Some states also require a notarized signature on the title assignment or bill of sale. If the vehicle owner cannot be present for the signing, many states allow a limited power of attorney authorizing someone else to sign the title documents on the owner’s behalf. Check your state’s motor vehicle agency website for specific requirements before the transaction.

Completing the Title Transfer at Your Motor Vehicle Agency

Once the loan is paid off, the lien is released, and all documents are signed, the buyer submits the completed package to the state motor vehicle agency. Most states allow submissions in person at a regional office, by mail, or through an online portal.

Fees and Taxes

The buyer should budget for two main costs at the time of transfer. First is the title transfer fee, which varies widely by state — from under $15 in some states to over $150 in others. Second is the vehicle sales tax, which applies in most states. Five states impose no sales tax on vehicle purchases, while the highest state rate is 8.25%; the national average falls around 5%. Some states also calculate sales tax based on the vehicle’s book value rather than the sale price, so a below-market private sale price won’t always reduce the tax bill.

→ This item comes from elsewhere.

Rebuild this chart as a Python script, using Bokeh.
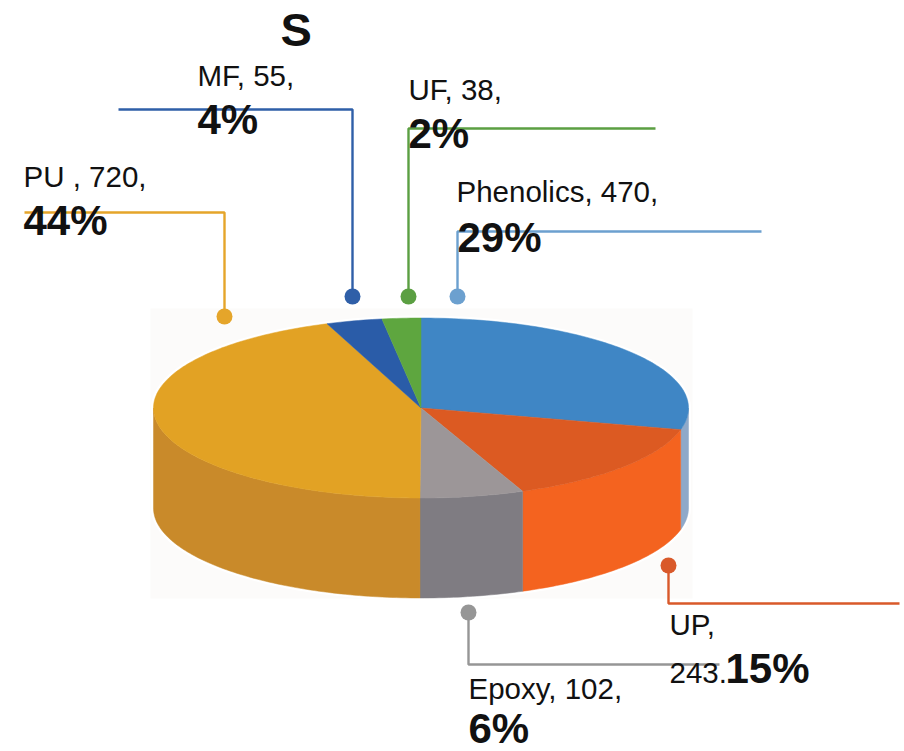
import numpy as np
from bokeh.core.properties import value
from bokeh.embed import file_html
from bokeh.models import ColumnDataSource, Range1d
from bokeh.plotting import figure
from bokeh.resources import INLINE

# ---- data (clockwise from 12 o'clock) ----
materials = ["Phenolics", "UP", "Epoxy", "PU", "MF", "UF"]
amounts = [470, 243, 102, 720, 55, 38]
percents = ["29%", "15%", "6%", "44%", "4%", "2%"]
title = "S"

# ---- styling ----
top_colors = ["#3F86C5", "#DC5A22", "#9C9698", "#E2A224", "#2A5CA8", "#5EA63F"]
wall_colors = ["#8FA9C9", "#F4631F", "#7F7C82", "#C98A2A", "#2A5CA8", "#5EA63F"]
leader_colors = ["#6CA0CF", "#D9592A", "#969696", "#E5A52A", "#2F5FA8", "#5B9F42"]

# ---- layout, in page pixels ----
W, H = 904, 751
CX, CY, RX, RY, DEPTH = 420.5, 407.5, 267.5, 90.0, 100.0
leaders = {
    "Phenolics": ([761, 457, 457], [231, 231, 296]),
    "UP": ([899, 668, 668], [603, 603, 565]),
    "Epoxy": ([719, 468, 468], [664, 664, 612]),
    "PU": ([24, 224, 224], [212, 212, 316]),
    "MF": ([118, 352, 352], [109, 109, 296]),
    "UF": ([655, 408, 408], [128, 128, 296]),
}
label_pos = {
    "Phenolics": (456, 202, 457, 252),
    "UP": (669, 635, 725, 683),
    "Epoxy": (468, 699, 468, 743),
    "PU": (23, 187, 23, 235),
    "MF": (197, 86, 197, 134),
    "UF": (408, 100, 408, 148),
}

p = figure(width=W, height=H, output_backend="svg", toolbar_location=None,
           x_range=Range1d(0, W), y_range=Range1d(H, 0),
           min_border=0, outline_line_color=None, background_fill_color="white",
           border_fill_color="white")
p.axis.visible = False
p.grid.visible = False

# photo-like pale backing behind the pie
p.quad(left=[150], right=[692], top=[308], bottom=[598],
       fill_color="#FCFBFA", line_color=None)


def rim(t0, t1, dy=0.0):
    t = np.radians(np.linspace(t0, t1, max(int(abs(t1 - t0)), 2) + 1))
    return CX + RX * np.sin(t), CY - RY * np.cos(t) + dy


# white halo round the silhouette
xa, ya = rim(0, 360)
xb, yb = rim(90, 270, DEPTH)
p.patch(list(xa), list(ya), fill_color="white", line_color="white", line_width=5)
p.patch(list(rim(90, 270)[0]) + list(xb[::-1]), list(rim(90, 270)[1]) + list(yb[::-1]),
        fill_color="white", line_color="white", line_width=5)

edges = np.concatenate([[0], np.cumsum(amounts)]) / np.sum(amounts) * 360.0

# walls (front half only)
wx, wy, wc = [], [], []
for i in range(len(amounts)):
    a, b = max(edges[i], 90), min(edges[i + 1], 270)
    if b <= a:
        continue
    x1, y1 = rim(a, b)
    x2, y2 = rim(a, b, DEPTH)
    wx.append(list(x1) + list(x2[::-1]))
    wy.append(list(y1) + list(y2[::-1]))
    wc.append(wall_colors[i])
p.patches("x", "y", fill_color="c", line_color="c", line_width=0.5,
          source=ColumnDataSource(dict(x=wx, y=wy, c=wc)))

# top face
tx, ty, tc = [], [], []
for i in range(len(amounts)):
    x1, y1 = rim(edges[i], edges[i + 1])
    tx.append([CX] + list(x1))
    ty.append([CY] + list(y1))
    tc.append(top_colors[i])
p.patches("x", "y", fill_color="c", line_color="c", line_width=0.5,
          source=ColumnDataSource(dict(x=tx, y=ty, c=tc)))

# leaders and their end dots
for name, color in zip(materials, leader_colors):
    lx, ly = leaders[name]
    p.line(lx, ly, line_color=color, line_width=2.4)
    p.scatter([lx[-1]], [ly[-1]], marker="circle", size=16, fill_color=color, line_color=None)


def put(x, y, s, size, style="normal"):
    # y is the wanted baseline; this backend places the text about its middle
    p.text([x], [y - 0.36 * size], text=[s], text_font=value("Liberation Sans"),
           text_font_size=value(f"{size}px"), text_font_style=style, text_color="#111111",
           text_baseline="alphabetic", text_align="left")


put(280, 46, title, 47, "bold")
for name, amount, pct in zip(materials, amounts, percents):
    x1, y1, x2, y2 = label_pos[name]
    sep = " , " if name == "PU" else ", "
    if name == "UP":
        put(x1, y1, f"{name},", 29.5)
        put(x1, y2, f"{amount}.", 29.5)
    else:
        put(x1, y1, f"{name}{sep}{amount},", 29.5)
    put(x2, y2, pct, 42, "bold")

open("out.html", "w").write(file_html(p, INLINE))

If the buyer pays more than $10,000 in cash (physical currency, not checks or electronic transfers) as part of a trade or business transaction, the recipient may be required to file IRS Form 8300 to report the payment.5Internal Revenue Service. Report of Cash Payments Over $10,000 Received in a Trade or Business – Motor Vehicle Dealership Q&As This rule primarily applies to dealerships, but it can apply to any seller conducting the sale as part of a business.

VIN Verification and Out-of-State Vehicles

If the buyer lives in a different state than the seller, the buyer typically applies for the new title in their home state. Many states require a physical VIN inspection when titling a vehicle that was previously registered out of state. A law enforcement officer, licensed dealer, or state motor vehicle employee usually performs the inspection. The inspection confirms the VIN on the car matches the documentation and hasn’t been tampered with. Fees for this inspection are generally modest — often $10 or less — and some states offer it for free.

Processing Timeline

After the agency receives payment and verifies the paperwork, it enters the new ownership details into the state database. Processing times vary, but most states issue a new title within two to six weeks. The buyer will also receive updated registration and, depending on the state, new license plates or a transfer of existing plates.

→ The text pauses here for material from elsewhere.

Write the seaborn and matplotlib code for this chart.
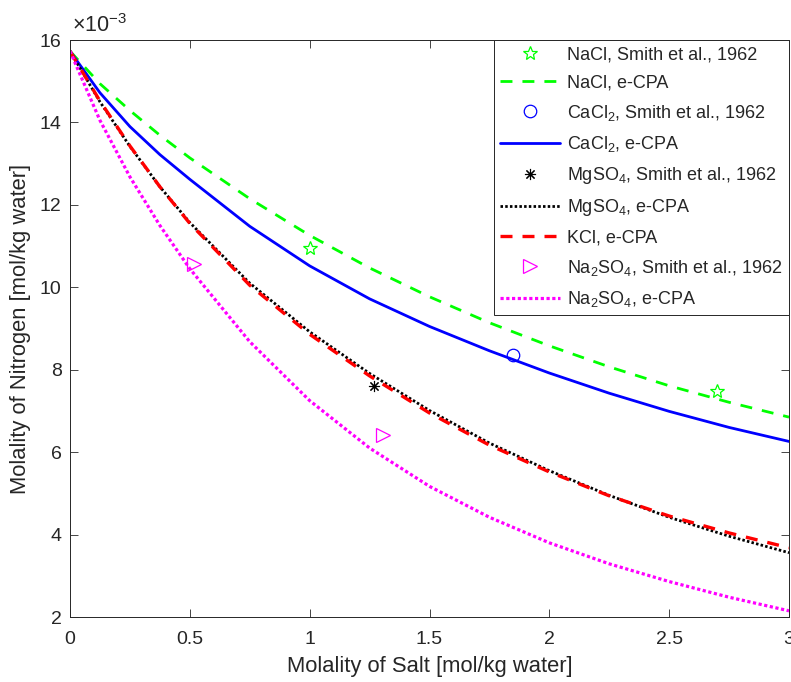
import numpy as np
import pandas as pd
import matplotlib
matplotlib.use("Agg")
import matplotlib.pyplot as plt
import seaborn as sns
from matplotlib.ticker import FuncFormatter

# Configs
OUT_FILE = "out.png"
SCALE = 1e-3  # y values below are read in units of 1e-3 mol/kg

# e-CPA model curves
x_model = [0, 0.125, 0.25, 0.375, 0.5, 0.75, 1.0, 1.25, 1.5, 1.75, 2.0, 2.25, 2.5, 2.75, 3.0]
nacl_cpa = [15.73, 14.94, 14.29, 13.69, 13.14, 12.15, 11.26, 10.47, 9.77, 9.14, 8.58, 8.07, 7.61, 7.21, 6.85]
cacl2_cpa = [15.73, 14.72, 13.90, 13.22, 12.62, 11.48, 10.52, 9.72, 9.05, 8.46, 7.92, 7.43, 6.99, 6.60, 6.26]
mgso4_cpa = [15.73, 14.50, 13.42, 12.44, 11.57, 10.10, 8.92, 7.91, 7.01, 6.22, 5.55, 4.95, 4.42, 3.96, 3.56]
kcl_cpa = [15.73, 14.52, 13.43, 12.44, 11.55, 10.05, 8.86, 7.85, 6.95, 6.17, 5.52, 4.94, 4.45, 4.04, 3.68]
na2so4_cpa = [15.73, 14.05, 12.68, 11.50, 10.45, 8.68, 7.25, 6.10, 5.17, 4.42, 3.80, 3.29, 2.86, 2.48, 2.15]

# Smith et al., 1962 data points
nacl_exp_x = [1.0, 2.7]
nacl_exp_y = [10.96, 7.49]
cacl2_exp_x = [1.847]
cacl2_exp_y = [8.36]
mgso4_exp_x = [1.267]
mgso4_exp_y = [7.60]
na2so4_exp_x = [0.518, 1.306]
na2so4_exp_y = [10.56, 6.42]


def sc(vals):
    return np.array(vals) * SCALE


def main():
    sns.set_style("ticks")
    plt.rcParams["font.family"] = ["Liberation Sans", "DejaVu Sans"]
    plt.rcParams["mathtext.fontset"] = "custom"
    plt.rcParams["mathtext.rm"] = "Liberation Sans"
    plt.rcParams["mathtext.default"] = "regular"

    fig = plt.figure(figsize=(7.91, 6.82), dpi=100)
    ax = fig.add_axes([0.0885, 0.0953, 0.909, 0.846])

    gray = "#262626"

    # 1. experimental points + model curves, in legend order
    sns.lineplot(x=nacl_exp_x, y=sc(nacl_exp_y), ax=ax, linestyle="none", marker="*",
                 markersize=10.5, markerfacecolor="none", markeredgecolor="#00ff00",
                 markeredgewidth=0.9, label="NaCl, Smith et al., 1962")
    sns.lineplot(x=x_model, y=sc(nacl_cpa), ax=ax, color="#00ff00", linewidth=2.0,
                 linestyle=(0, (4.3, 3.6)), label="NaCl, e-CPA")
    sns.lineplot(x=cacl2_exp_x, y=sc(cacl2_exp_y), ax=ax, linestyle="none", marker="o",
                 markersize=9, markerfacecolor="none", markeredgecolor="#0000ff",
                 markeredgewidth=0.9, label="CaCl$_2$, Smith et al., 1962")
    sns.lineplot(x=x_model, y=sc(cacl2_cpa), ax=ax, color="#0000ff", linewidth=2.0,
                 linestyle="-", label="CaCl$_2$, e-CPA")
    sns.lineplot(x=mgso4_exp_x, y=sc(mgso4_exp_y), ax=ax, linestyle="none", marker=(8, 2, 0),
                 markersize=8, color="black", markeredgecolor="black",
                 markeredgewidth=0.8, label="MgSO$_4$, Smith et al., 1962")
    sns.lineplot(x=x_model, y=sc(mgso4_cpa), ax=ax, color="black", linewidth=2.0,
                 linestyle=(0, (0.9, 0.8)), label="MgSO$_4$, e-CPA")
    sns.lineplot(x=x_model, y=sc(kcl_cpa), ax=ax, color="#ff0000", linewidth=2.4,
                 linestyle=(0, (3.6, 3.0)), label="KCl, e-CPA")
    sns.lineplot(x=na2so4_exp_x, y=sc(na2so4_exp_y), ax=ax, linestyle="none", marker=">",
                 markersize=10, markerfacecolor="none", markeredgecolor="#ff00ff",
                 markeredgewidth=0.9, label="Na$_2$SO$_4$, Smith et al., 1962")
    sns.lineplot(x=x_model, y=sc(na2so4_cpa), ax=ax, color="#ff00ff", linewidth=2.3,
                 linestyle=(0, (1.0, 0.8)), label="Na$_2$SO$_4$, e-CPA")

    # 2. axes
    ax.set_xlim(0, 3)
    ax.set_ylim(2 * SCALE, 16 * SCALE)
    ax.set_xticks([0, 0.5, 1, 1.5, 2, 2.5, 3])
    ax.set_xticklabels(["0", "0.5", "1", "1.5", "2", "2.5", "3"])
    ax.set_yticks(sc([2, 4, 6, 8, 10, 12, 14, 16]))
    ax.yaxis.set_major_formatter(FuncFormatter(lambda v, p: f"{v / SCALE:g}"))

    ax.tick_params(direction="in", length=6, width=0.6, colors=gray, labelsize=14,
                   top=True, right=True)
    ax.tick_params(axis="x", pad=10)
    ax.tick_params(axis="y", pad=6)
    for sp in ax.spines.values():
        sp.set_visible(True)
        sp.set_color(gray)
        sp.set_linewidth(0.7)

    # exponent label above the y axis
    ax.text(0.003, 1.006, "\u00d710$^{-3}$", transform=ax.transAxes, fontsize=15.5,
            color=gray, ha="left", va="bottom")

    ax.set_xlabel("Molality of Salt [mol/kg water]", fontsize=15.8, color=gray, labelpad=6)
    ax.set_ylabel("Molality of Nitrogen [mol/kg water]", fontsize=15.8, color=gray, labelpad=6)

    # 3. legend
    leg = ax.legend(loc="upper right", borderaxespad=0, fontsize=13, frameon=True,
                    fancybox=False, handlelength=3.3, handletextpad=0.4,
                    labelspacing=0.62, borderpad=0.35)
    leg.get_frame().set_edgecolor(gray)
    leg.get_frame().set_linewidth(0.7)
    leg.get_frame().set_alpha(1)

    fig.savefig(OUT_FILE, dpi=100)
    print("saved", OUT_FILE)


if __name__ == "__main__":
    main()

Filing a Release of Liability

After the sale, you as the seller should file a notice of transfer or release of liability with your state’s motor vehicle agency. This document puts the state on record that you are no longer the owner, which protects you from being held responsible for parking tickets, toll violations, or accidents involving the vehicle after the sale date. Most states offer an online form or a simple mail-in notice. Filing promptly — within a few days of the sale — is the safest approach, as some states set a specific deadline.

Insurance Considerations

Both parties need to think about insurance during and after the transfer. As a seller, you should keep your policy active until the sale is finalized and the title is fully transferred. Canceling too early could leave you liable if something happens to the car while it’s still titled in your name.

As a buyer, you need proof of insurance before you can register the vehicle in most states. If you already have an auto policy, your existing coverage generally extends to a newly purchased vehicle for a limited grace period — often between 7 and 30 days — giving you time to formally add the car to your policy. If you don’t already carry auto insurance, you’ll need to purchase a policy before driving the vehicle off the lot or completing registration.

If you purchased gap insurance through your old auto loan, contact your gap insurance provider after the sale. You can cancel the policy and typically receive a prorated refund for the unused portion of coverage. The refund process usually takes 30 to 60 days, and some providers charge a small cancellation fee.